* _Stored data_:
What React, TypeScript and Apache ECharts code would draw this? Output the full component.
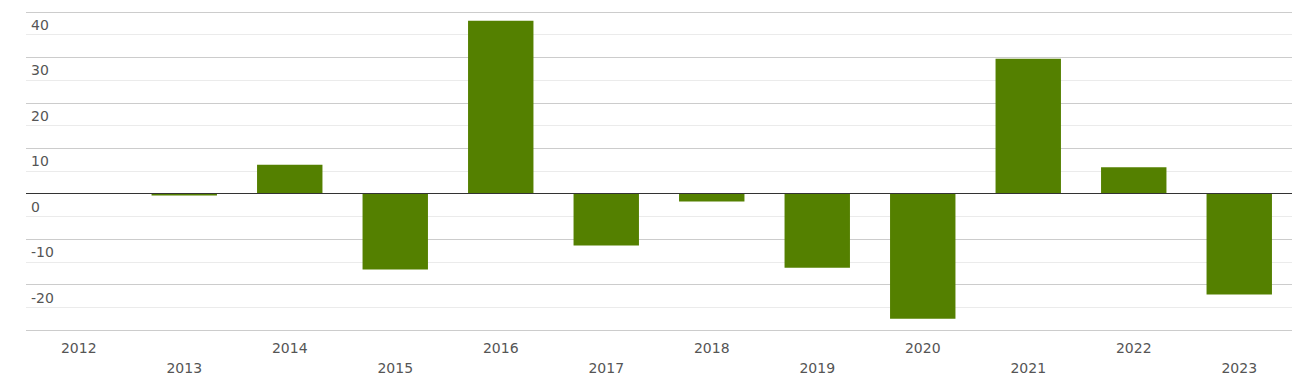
import React, { useEffect, useRef } from "react";
import * as echarts from "echarts";

const years = ["2012", "2013", "2014", "2015", "2016", "2017", "2018", "2019", "2020", "2021", "2022", "2023"];
const values = [0, -0.4, 6.4, -16.7, 38.1, -11.4, -1.7, -16.3, -27.5, 29.7, 5.8, -22.2];
const yMin = -30;
const yMax = 40;
const yStep = 10;

export default function App() {
  const ref = useRef<HTMLDivElement>(null);
  useEffect(() => {
    if (!ref.current) return;
    const chart = echarts.init(ref.current, null, { renderer: "svg" });
    chart.setOption({
      animation: false,
      textStyle: { fontFamily: "DejaVu Sans" },
      grid: { left: 26, right: 1, top: 12, bottom: 54, containLabel: false },
      xAxis: {
        type: "category",
        data: years,
        axisLine: { show: false },
        axisTick: { show: false },
        axisLabel: {
          interval: 0,
          color: "#555",
          fontSize: 14,
          lineHeight: 20,
          verticalAlign: "top",
          margin: 8,
          formatter: (v: string, i: number) => (i % 2 === 1 ? "\n" + v : v),
        },
      },
      yAxis: {
        type: "value",
        min: yMin,
        max: yMax,
        interval: yStep,
        axisLine: { show: false },
        axisTick: { show: false },
        splitLine: { show: true, lineStyle: { color: "#cccccc", width: 1 } },
        minorTick: { show: false, splitNumber: 2 },
        minorSplitLine: { show: true, lineStyle: { color: "#ebebeb", width: 1 } },
        axisLabel: {
          inside: true,
          margin: 5,
          color: "#555",
          fontSize: 14,
          verticalAlign: "top",
          padding: [6, 0, 0, 0],
          formatter: (v: number) => (v === yMin ? "" : String(v)),
        },
      },
      series: [
        {
          type: "bar",
          data: values,
          barWidth: "62%",
          itemStyle: { color: "#548000" },
          markLine: {
            silent: true,
            symbol: "none",
            label: { show: false },
            lineStyle: { color: "#333", width: 1, type: "solid" },
            data: [{ yAxis: 0 }],
          },
        },
      ],
    });
    return () => chart.dispose();
  }, []);
  return <div ref={ref} style={{ width: 1293, height: 384, position: "absolute", left: 0, top: 0 }} />;
}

* _What is asked_: Out of the material above, gather each line where "React" appears.

* _Task result_:
What React, TypeScript and Apache ECharts code would draw this? Output the full component.
import React, { useEffect, useRef } from "react";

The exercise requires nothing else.